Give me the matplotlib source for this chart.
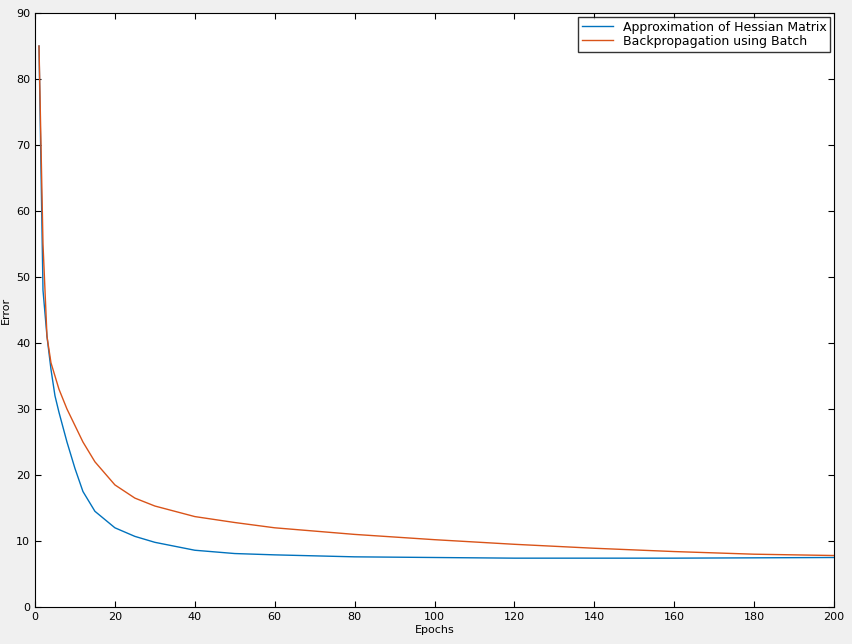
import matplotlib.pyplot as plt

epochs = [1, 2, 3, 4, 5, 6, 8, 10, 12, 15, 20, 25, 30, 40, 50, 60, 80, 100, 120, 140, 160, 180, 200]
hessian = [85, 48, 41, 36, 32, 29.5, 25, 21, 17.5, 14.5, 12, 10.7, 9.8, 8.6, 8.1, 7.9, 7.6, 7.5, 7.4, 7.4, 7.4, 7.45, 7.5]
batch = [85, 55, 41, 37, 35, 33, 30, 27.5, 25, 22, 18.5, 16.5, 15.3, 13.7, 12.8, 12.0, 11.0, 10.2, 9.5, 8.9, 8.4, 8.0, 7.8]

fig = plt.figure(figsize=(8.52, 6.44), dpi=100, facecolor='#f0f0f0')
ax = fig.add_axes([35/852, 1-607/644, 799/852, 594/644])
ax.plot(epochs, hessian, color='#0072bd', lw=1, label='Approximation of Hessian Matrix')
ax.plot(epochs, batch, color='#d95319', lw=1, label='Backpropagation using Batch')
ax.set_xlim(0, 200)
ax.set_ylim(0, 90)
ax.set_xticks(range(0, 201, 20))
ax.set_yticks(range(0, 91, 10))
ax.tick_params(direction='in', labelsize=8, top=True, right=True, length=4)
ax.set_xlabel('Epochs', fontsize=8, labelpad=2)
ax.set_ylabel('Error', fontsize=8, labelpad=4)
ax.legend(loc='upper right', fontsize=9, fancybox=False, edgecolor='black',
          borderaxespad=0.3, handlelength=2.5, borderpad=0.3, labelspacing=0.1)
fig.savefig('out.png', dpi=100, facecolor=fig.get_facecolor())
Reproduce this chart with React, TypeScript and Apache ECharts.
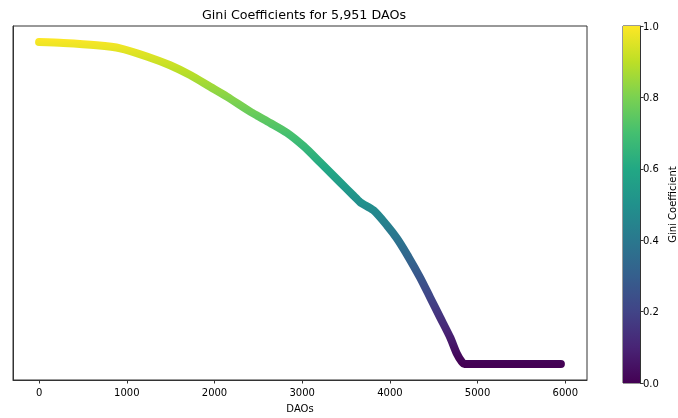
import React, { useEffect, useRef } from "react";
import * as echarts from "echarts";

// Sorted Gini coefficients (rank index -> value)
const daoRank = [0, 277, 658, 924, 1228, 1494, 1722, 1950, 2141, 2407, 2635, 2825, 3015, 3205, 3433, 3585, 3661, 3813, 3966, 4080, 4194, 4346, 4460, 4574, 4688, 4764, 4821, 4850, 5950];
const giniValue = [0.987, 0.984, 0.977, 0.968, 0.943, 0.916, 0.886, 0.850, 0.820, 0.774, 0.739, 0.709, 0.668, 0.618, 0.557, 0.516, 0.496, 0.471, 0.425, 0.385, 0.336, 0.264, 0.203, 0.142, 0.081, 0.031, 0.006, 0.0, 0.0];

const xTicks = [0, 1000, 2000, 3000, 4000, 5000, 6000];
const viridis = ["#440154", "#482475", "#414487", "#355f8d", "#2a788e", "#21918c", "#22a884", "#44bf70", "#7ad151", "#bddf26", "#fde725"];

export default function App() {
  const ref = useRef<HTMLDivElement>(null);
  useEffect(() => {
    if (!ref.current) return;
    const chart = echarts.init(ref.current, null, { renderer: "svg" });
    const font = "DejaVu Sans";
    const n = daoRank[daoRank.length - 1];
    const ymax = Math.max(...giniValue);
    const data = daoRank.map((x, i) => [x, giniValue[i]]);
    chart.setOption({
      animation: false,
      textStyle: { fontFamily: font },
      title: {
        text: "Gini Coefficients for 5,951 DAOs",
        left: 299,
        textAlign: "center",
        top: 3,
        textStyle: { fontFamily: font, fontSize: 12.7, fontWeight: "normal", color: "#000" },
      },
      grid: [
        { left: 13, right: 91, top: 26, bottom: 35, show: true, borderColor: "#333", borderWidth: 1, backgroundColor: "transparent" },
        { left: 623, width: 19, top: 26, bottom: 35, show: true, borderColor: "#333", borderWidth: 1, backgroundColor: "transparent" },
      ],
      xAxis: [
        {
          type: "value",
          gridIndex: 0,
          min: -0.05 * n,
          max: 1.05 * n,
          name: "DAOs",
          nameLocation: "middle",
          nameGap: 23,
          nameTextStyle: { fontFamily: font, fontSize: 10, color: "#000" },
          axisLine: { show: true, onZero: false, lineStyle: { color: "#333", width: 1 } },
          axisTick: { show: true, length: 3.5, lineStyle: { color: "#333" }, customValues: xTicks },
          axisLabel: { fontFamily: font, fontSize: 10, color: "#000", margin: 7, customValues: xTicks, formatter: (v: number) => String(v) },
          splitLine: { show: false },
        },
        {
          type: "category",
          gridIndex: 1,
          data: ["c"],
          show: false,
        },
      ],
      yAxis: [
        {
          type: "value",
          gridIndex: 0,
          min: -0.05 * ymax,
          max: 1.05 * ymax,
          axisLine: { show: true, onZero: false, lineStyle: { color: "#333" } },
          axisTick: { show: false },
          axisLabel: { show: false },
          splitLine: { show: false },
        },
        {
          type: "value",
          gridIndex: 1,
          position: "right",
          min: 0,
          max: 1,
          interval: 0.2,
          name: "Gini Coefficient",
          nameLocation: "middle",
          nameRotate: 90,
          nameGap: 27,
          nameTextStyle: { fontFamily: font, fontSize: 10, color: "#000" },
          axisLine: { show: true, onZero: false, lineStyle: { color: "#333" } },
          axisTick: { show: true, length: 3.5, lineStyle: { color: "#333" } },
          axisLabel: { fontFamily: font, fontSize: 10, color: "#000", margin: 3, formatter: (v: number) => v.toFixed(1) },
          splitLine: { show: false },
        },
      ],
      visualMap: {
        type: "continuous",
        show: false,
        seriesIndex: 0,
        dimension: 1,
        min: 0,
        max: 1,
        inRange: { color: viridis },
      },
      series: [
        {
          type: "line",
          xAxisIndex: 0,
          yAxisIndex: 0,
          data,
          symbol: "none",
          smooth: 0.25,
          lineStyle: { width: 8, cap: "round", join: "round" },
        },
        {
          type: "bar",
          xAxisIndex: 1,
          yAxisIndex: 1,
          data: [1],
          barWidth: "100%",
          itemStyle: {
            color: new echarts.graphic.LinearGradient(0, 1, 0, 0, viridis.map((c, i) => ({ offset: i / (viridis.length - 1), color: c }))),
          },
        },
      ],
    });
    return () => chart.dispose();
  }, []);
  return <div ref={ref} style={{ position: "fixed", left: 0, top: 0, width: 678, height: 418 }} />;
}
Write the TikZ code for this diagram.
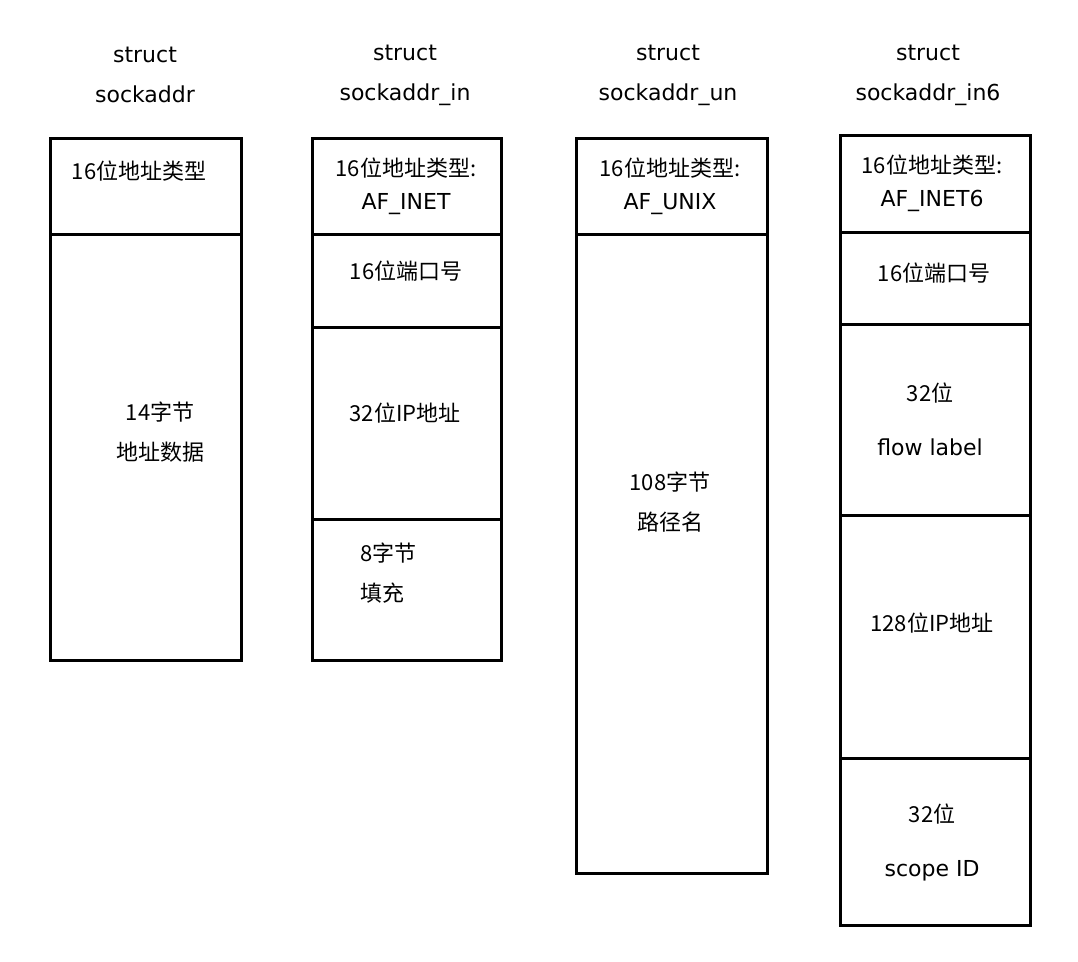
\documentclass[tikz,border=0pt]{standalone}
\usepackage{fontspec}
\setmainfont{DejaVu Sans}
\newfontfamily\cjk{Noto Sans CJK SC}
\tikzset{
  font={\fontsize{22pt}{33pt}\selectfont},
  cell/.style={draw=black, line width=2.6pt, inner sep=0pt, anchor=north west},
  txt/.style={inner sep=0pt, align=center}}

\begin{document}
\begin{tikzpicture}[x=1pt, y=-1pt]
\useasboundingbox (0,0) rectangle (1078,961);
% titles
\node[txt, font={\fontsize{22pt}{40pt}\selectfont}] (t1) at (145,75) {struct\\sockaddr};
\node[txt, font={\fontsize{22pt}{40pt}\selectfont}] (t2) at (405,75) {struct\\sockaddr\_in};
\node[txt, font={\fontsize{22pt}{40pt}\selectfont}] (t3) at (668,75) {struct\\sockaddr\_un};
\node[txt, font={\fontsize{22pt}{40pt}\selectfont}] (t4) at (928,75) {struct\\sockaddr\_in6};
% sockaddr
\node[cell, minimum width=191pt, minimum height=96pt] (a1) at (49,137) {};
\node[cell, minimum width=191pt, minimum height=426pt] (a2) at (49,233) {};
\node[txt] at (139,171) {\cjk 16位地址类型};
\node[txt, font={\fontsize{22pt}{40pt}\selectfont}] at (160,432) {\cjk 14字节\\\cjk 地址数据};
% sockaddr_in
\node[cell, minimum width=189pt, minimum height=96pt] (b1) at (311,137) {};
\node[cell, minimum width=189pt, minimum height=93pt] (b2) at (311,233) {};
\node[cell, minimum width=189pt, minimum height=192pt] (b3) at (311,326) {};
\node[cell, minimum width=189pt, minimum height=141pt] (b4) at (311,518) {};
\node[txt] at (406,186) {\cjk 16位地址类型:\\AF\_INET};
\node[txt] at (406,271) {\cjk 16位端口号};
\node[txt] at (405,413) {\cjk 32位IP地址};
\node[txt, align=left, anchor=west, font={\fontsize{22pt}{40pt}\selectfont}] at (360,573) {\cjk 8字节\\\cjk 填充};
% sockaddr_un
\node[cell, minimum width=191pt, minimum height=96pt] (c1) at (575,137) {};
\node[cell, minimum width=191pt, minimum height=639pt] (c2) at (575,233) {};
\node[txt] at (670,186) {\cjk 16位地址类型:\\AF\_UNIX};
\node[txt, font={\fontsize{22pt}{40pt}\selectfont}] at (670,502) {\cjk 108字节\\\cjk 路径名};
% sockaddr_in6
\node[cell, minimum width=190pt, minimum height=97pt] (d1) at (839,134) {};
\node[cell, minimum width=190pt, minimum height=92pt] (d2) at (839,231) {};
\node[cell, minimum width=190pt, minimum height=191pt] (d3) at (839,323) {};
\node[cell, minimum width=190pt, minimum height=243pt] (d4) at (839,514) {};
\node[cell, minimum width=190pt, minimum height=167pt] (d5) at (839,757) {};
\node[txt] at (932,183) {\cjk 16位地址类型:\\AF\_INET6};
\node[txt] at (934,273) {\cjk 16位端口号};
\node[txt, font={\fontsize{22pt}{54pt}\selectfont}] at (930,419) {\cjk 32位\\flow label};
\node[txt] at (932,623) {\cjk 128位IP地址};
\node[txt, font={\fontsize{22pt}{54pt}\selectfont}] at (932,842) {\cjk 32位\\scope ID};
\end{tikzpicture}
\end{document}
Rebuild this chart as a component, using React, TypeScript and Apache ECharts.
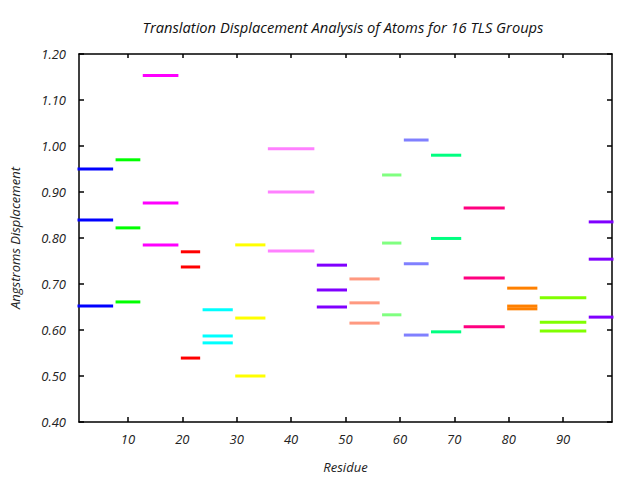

------------------------

• TASK BRIEF:
Repeat, word for word and with no pictures, only the lines running from the beginning of the data to the line that contains "0.006, 0.0, 0.0];".

• WRITTEN SOLUTION:
Give me the matplotlib source for this chart.
import matplotlib.pyplot as plt

epochs = [1, 2, 3, 4, 5, 6, 8, 10, 12, 15, 20, 25, 30, 40, 50, 60, 80, 100, 120, 140, 160, 180, 200]
hessian = [85, 48, 41, 36, 32, 29.5, 25, 21, 17.5, 14.5, 12, 10.7, 9.8, 8.6, 8.1, 7.9, 7.6, 7.5, 7.4, 7.4, 7.4, 7.45, 7.5]
batch = [85, 55, 41, 37, 35, 33, 30, 27.5, 25, 22, 18.5, 16.5, 15.3, 13.7, 12.8, 12.0, 11.0, 10.2, 9.5, 8.9, 8.4, 8.0, 7.8]

fig = plt.figure(figsize=(8.52, 6.44), dpi=100, facecolor='#f0f0f0')
ax = fig.add_axes([35/852, 1-607/644, 799/852, 594/644])
ax.plot(epochs, hessian, color='#0072bd', lw=1, label='Approximation of Hessian Matrix')
ax.plot(epochs, batch, color='#d95319', lw=1, label='Backpropagation using Batch')
ax.set_xlim(0, 200)
ax.set_ylim(0, 90)
ax.set_xticks(range(0, 201, 20))
ax.set_yticks(range(0, 91, 10))
ax.tick_params(direction='in', labelsize=8, top=True, right=True, length=4)
ax.set_xlabel('Epochs', fontsize=8, labelpad=2)
ax.set_ylabel('Error', fontsize=8, labelpad=4)
ax.legend(loc='upper right', fontsize=9, fancybox=False, edgecolor='black',
          borderaxespad=0.3, handlelength=2.5, borderpad=0.3, labelspacing=0.1)
fig.savefig('out.png', dpi=100, facecolor=fig.get_facecolor())
Reproduce this chart with React, TypeScript and Apache ECharts.
import React, { useEffect, useRef } from "react";
import * as echarts from "echarts";

// Sorted Gini coefficients (rank index -> value)
const daoRank = [0, 277, 658, 924, 1228, 1494, 1722, 1950, 2141, 2407, 2635, 2825, 3015, 3205, 3433, 3585, 3661, 3813, 3966, 4080, 4194, 4346, 4460, 4574, 4688, 4764, 4821, 4850, 5950];
const giniValue = [0.987, 0.984, 0.977, 0.968, 0.943, 0.916, 0.886, 0.850, 0.820, 0.774, 0.739, 0.709, 0.668, 0.618, 0.557, 0.516, 0.496, 0.471, 0.425, 0.385, 0.336, 0.264, 0.203, 0.142, 0.081, 0.031, 0.006, 0.0, 0.0];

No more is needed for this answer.